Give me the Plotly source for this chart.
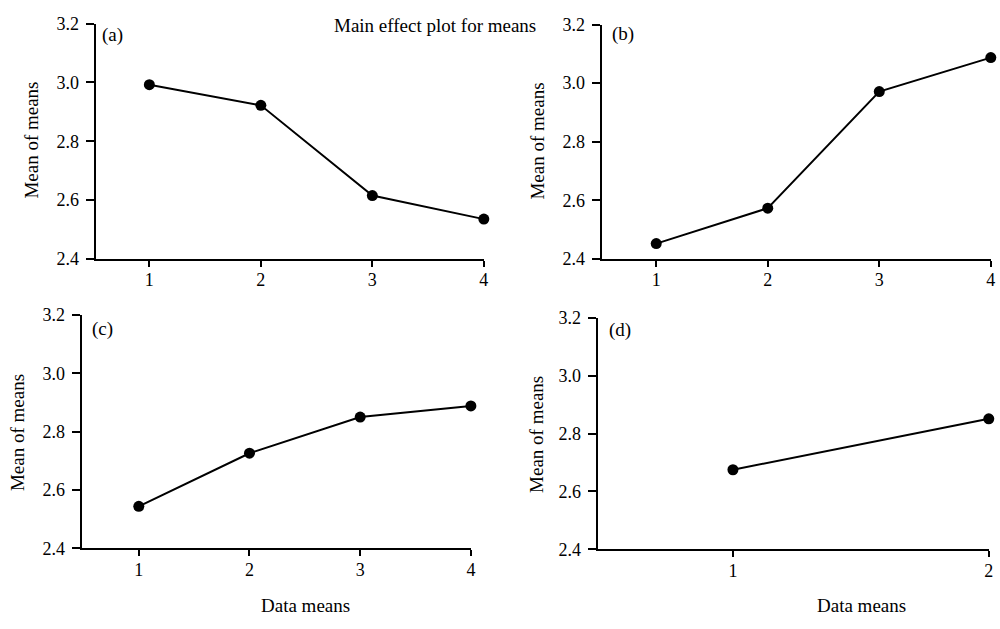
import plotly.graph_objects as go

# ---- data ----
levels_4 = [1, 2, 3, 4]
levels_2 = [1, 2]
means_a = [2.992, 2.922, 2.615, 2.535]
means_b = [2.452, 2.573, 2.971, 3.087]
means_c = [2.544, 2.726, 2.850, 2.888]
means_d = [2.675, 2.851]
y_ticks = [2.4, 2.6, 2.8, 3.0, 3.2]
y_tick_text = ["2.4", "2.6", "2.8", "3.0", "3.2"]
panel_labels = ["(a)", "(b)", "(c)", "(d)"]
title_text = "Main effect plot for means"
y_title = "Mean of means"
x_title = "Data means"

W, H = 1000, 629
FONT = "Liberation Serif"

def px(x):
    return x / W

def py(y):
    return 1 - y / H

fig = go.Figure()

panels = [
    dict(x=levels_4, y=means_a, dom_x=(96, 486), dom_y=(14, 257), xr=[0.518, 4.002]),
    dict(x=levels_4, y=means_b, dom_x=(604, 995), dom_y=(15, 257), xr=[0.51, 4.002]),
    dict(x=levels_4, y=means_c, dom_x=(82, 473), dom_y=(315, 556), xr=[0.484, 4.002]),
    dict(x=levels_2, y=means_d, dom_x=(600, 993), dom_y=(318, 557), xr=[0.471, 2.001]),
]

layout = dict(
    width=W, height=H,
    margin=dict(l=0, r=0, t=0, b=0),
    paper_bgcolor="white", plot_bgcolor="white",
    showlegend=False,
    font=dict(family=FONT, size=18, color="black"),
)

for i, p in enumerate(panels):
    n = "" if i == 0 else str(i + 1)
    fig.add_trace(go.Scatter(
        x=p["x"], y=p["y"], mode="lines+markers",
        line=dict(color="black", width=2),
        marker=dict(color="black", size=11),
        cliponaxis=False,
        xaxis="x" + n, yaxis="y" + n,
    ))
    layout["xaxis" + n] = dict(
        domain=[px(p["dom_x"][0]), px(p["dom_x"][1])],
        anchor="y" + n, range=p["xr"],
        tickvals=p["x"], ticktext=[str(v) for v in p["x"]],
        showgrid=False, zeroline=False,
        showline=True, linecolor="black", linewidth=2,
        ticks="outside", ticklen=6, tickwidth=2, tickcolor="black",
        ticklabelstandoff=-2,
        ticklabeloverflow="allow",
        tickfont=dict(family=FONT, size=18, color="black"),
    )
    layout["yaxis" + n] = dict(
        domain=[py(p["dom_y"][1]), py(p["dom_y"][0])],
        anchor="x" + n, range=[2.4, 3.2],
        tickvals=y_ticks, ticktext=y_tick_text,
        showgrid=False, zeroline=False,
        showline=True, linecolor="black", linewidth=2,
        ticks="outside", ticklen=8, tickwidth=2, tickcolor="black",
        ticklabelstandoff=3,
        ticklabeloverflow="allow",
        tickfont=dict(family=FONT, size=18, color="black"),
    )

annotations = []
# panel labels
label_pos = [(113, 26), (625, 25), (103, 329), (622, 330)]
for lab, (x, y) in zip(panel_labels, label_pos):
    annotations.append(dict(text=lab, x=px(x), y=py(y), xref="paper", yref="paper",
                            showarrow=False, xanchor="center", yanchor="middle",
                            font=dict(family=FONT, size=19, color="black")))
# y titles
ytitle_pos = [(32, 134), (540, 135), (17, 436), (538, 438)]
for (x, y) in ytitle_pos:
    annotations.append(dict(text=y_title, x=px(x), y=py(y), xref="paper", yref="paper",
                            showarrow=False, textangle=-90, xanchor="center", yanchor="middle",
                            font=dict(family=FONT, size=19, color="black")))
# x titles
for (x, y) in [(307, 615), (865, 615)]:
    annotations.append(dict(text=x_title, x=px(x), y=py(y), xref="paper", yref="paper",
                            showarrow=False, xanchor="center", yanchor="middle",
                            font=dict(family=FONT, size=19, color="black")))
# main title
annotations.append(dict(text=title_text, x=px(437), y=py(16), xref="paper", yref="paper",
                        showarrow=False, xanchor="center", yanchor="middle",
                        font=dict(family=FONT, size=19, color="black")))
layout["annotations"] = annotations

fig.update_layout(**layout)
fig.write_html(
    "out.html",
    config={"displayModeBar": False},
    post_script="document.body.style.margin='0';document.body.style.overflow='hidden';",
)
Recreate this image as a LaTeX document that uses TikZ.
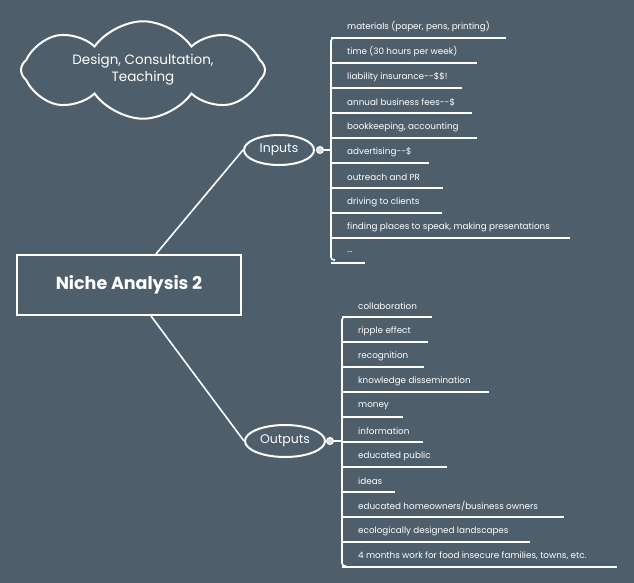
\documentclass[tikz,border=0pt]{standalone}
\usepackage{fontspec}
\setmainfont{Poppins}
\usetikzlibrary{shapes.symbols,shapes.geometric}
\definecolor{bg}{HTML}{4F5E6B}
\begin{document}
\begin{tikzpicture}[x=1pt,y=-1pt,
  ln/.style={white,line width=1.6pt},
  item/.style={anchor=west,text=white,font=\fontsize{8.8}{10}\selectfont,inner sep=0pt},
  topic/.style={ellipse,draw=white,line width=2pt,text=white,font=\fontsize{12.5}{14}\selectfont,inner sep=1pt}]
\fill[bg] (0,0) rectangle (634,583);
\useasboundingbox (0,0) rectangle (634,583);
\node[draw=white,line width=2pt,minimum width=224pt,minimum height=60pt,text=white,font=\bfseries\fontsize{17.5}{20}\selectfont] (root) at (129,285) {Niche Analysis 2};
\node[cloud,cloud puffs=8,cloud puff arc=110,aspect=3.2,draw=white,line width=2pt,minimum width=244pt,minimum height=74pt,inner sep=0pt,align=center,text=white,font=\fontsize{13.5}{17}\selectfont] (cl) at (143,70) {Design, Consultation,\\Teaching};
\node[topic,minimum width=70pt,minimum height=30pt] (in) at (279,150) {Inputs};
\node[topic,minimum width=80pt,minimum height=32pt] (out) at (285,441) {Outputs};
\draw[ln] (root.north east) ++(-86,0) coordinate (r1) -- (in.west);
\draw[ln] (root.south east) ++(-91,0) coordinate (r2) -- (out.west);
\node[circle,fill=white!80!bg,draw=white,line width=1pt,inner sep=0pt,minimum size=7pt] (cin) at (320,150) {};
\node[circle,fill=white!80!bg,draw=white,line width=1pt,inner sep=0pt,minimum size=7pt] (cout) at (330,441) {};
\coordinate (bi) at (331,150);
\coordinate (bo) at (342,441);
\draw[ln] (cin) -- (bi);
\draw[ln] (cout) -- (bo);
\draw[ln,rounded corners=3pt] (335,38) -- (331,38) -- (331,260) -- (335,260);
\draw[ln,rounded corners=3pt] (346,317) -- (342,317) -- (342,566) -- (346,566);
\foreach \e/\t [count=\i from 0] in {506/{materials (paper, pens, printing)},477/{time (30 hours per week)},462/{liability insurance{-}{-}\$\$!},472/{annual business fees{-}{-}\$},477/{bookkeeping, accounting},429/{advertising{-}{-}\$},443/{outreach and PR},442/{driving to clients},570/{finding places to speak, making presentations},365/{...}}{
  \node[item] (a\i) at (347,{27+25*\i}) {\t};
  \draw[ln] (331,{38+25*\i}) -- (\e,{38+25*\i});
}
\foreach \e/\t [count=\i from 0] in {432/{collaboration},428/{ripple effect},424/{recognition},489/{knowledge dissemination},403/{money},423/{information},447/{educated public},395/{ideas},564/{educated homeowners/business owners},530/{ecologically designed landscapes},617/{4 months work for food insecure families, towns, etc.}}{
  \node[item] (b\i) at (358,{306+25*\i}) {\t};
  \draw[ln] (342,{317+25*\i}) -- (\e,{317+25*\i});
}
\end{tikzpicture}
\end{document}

════════════════════

Quote each record exactly as it stands, minus the pictures.

Give me the Plotly source for this chart.
import plotly.graph_objects as go

# ---- data ----
levels_4 = [1, 2, 3, 4]
levels_2 = [1, 2]
means_a = [2.992, 2.922, 2.615, 2.535]
means_b = [2.452, 2.573, 2.971, 3.087]
means_c = [2.544, 2.726, 2.850, 2.888]
means_d = [2.675, 2.851]
y_ticks = [2.4, 2.6, 2.8, 3.0, 3.2]
y_tick_text = ["2.4", "2.6", "2.8", "3.0", "3.2"]
panel_labels = ["(a)", "(b)", "(c)", "(d)"]
title_text = "Main effect plot for means"
y_title = "Mean of means"
x_title = "Data means"

W, H = 1000, 629
FONT = "Liberation Serif"

def px(x):
    return x / W

def py(y):
    return 1 - y / H

fig = go.Figure()

panels = [
    dict(x=levels_4, y=means_a, dom_x=(96, 486), dom_y=(14, 257), xr=[0.518, 4.002]),
    dict(x=levels_4, y=means_b, dom_x=(604, 995), dom_y=(15, 257), xr=[0.51, 4.002]),
    dict(x=levels_4, y=means_c, dom_x=(82, 473), dom_y=(315, 556), xr=[0.484, 4.002]),
    dict(x=levels_2, y=means_d, dom_x=(600, 993), dom_y=(318, 557), xr=[0.471, 2.001]),
]

layout = dict(
    width=W, height=H,
    margin=dict(l=0, r=0, t=0, b=0),
    paper_bgcolor="white", plot_bgcolor="white",
    showlegend=False,
    font=dict(family=FONT, size=18, color="black"),
)

for i, p in enumerate(panels):
    n = "" if i == 0 else str(i + 1)
    fig.add_trace(go.Scatter(
        x=p["x"], y=p["y"], mode="lines+markers",
        line=dict(color="black", width=2),
        marker=dict(color="black", size=11),
        cliponaxis=False,
        xaxis="x" + n, yaxis="y" + n,
    ))
    layout["xaxis" + n] = dict(
        domain=[px(p["dom_x"][0]), px(p["dom_x"][1])],
        anchor="y" + n, range=p["xr"],
        tickvals=p["x"], ticktext=[str(v) for v in p["x"]],
        showgrid=False, zeroline=False,
        showline=True, linecolor="black", linewidth=2,
        ticks="outside", ticklen=6, tickwidth=2, tickcolor="black",
        ticklabelstandoff=-2,
        ticklabeloverflow="allow",
        tickfont=dict(family=FONT, size=18, color="black"),
    )
    layout["yaxis" + n] = dict(
        domain=[py(p["dom_y"][1]), py(p["dom_y"][0])],
        anchor="x" + n, range=[2.4, 3.2],
        tickvals=y_ticks, ticktext=y_tick_text,
        showgrid=False, zeroline=False,
        showline=True, linecolor="black", linewidth=2,
        ticks="outside", ticklen=8, tickwidth=2, tickcolor="black",
        ticklabelstandoff=3,
        ticklabeloverflow="allow",
        tickfont=dict(family=FONT, size=18, color="black"),
    )

annotations = []
# panel labels
label_pos = [(113, 26), (625, 25), (103, 329), (622, 330)]
for lab, (x, y) in zip(panel_labels, label_pos):
    annotations.append(dict(text=lab, x=px(x), y=py(y), xref="paper", yref="paper",
                            showarrow=False, xanchor="center", yanchor="middle",
                            font=dict(family=FONT, size=19, color="black")))
# y titles
ytitle_pos = [(32, 134), (540, 135), (17, 436), (538, 438)]
for (x, y) in ytitle_pos:
    annotations.append(dict(text=y_title, x=px(x), y=py(y), xref="paper", yref="paper",
                            showarrow=False, textangle=-90, xanchor="center", yanchor="middle",
                            font=dict(family=FONT, size=19, color="black")))
# x titles
for (x, y) in [(307, 615), (865, 615)]:
    annotations.append(dict(text=x_title, x=px(x), y=py(y), xref="paper", yref="paper",
                            showarrow=False, xanchor="center", yanchor="middle",
                            font=dict(family=FONT, size=19, color="black")))
# main title
annotations.append(dict(text=title_text, x=px(437), y=py(16), xref="paper", yref="paper",
                        showarrow=False, xanchor="center", yanchor="middle",
                        font=dict(family=FONT, size=19, color="black")))
layout["annotations"] = annotations

fig.update_layout(**layout)
fig.write_html(
    "out.html",
    config={"displayModeBar": False},
    post_script="document.body.style.margin='0';document.body.style.overflow='hidden';",
)
Recreate this image as a LaTeX document that uses TikZ.
\documentclass[tikz,border=0pt]{standalone}
\usepackage{fontspec}
\setmainfont{Poppins}
\usetikzlibrary{shapes.symbols,shapes.geometric}
\definecolor{bg}{HTML}{4F5E6B}
\begin{document}
\begin{tikzpicture}[x=1pt,y=-1pt,
  ln/.style={white,line width=1.6pt},
  item/.style={anchor=west,text=white,font=\fontsize{8.8}{10}\selectfont,inner sep=0pt},
  topic/.style={ellipse,draw=white,line width=2pt,text=white,font=\fontsize{12.5}{14}\selectfont,inner sep=1pt}]
\fill[bg] (0,0) rectangle (634,583);
\useasboundingbox (0,0) rectangle (634,583);
\node[draw=white,line width=2pt,minimum width=224pt,minimum height=60pt,text=white,font=\bfseries\fontsize{17.5}{20}\selectfont] (root) at (129,285) {Niche Analysis 2};
\node[cloud,cloud puffs=8,cloud puff arc=110,aspect=3.2,draw=white,line width=2pt,minimum width=244pt,minimum height=74pt,inner sep=0pt,align=center,text=white,font=\fontsize{13.5}{17}\selectfont] (cl) at (143,70) {Design, Consultation,\\Teaching};
\node[topic,minimum width=70pt,minimum height=30pt] (in) at (279,150) {Inputs};
\node[topic,minimum width=80pt,minimum height=32pt] (out) at (285,441) {Outputs};
\draw[ln] (root.north east) ++(-86,0) coordinate (r1) -- (in.west);
\draw[ln] (root.south east) ++(-91,0) coordinate (r2) -- (out.west);
\node[circle,fill=white!80!bg,draw=white,line width=1pt,inner sep=0pt,minimum size=7pt] (cin) at (320,150) {};
\node[circle,fill=white!80!bg,draw=white,line width=1pt,inner sep=0pt,minimum size=7pt] (cout) at (330,441) {};
\coordinate (bi) at (331,150);
\coordinate (bo) at (342,441);
\draw[ln] (cin) -- (bi);
\draw[ln] (cout) -- (bo);
\draw[ln,rounded corners=3pt] (335,38) -- (331,38) -- (331,260) -- (335,260);
\draw[ln,rounded corners=3pt] (346,317) -- (342,317) -- (342,566) -- (346,566);
\foreach \e/\t [count=\i from 0] in {506/{materials (paper, pens, printing)},477/{time (30 hours per week)},462/{liability insurance{-}{-}\$\$!},472/{annual business fees{-}{-}\$},477/{bookkeeping, accounting},429/{advertising{-}{-}\$},443/{outreach and PR},442/{driving to clients},570/{finding places to speak, making presentations},365/{...}}{
  \node[item] (a\i) at (347,{27+25*\i}) {\t};
  \draw[ln] (331,{38+25*\i}) -- (\e,{38+25*\i});
}
\foreach \e/\t [count=\i from 0] in {432/{collaboration},428/{ripple effect},424/{recognition},489/{knowledge dissemination},403/{money},423/{information},447/{educated public},395/{ideas},564/{educated homeowners/business owners},530/{ecologically designed landscapes},617/{4 months work for food insecure families, towns, etc.}}{
  \node[item] (b\i) at (358,{306+25*\i}) {\t};
  \draw[ln] (342,{317+25*\i}) -- (\e,{317+25*\i});
}
\end{tikzpicture}
\end{document}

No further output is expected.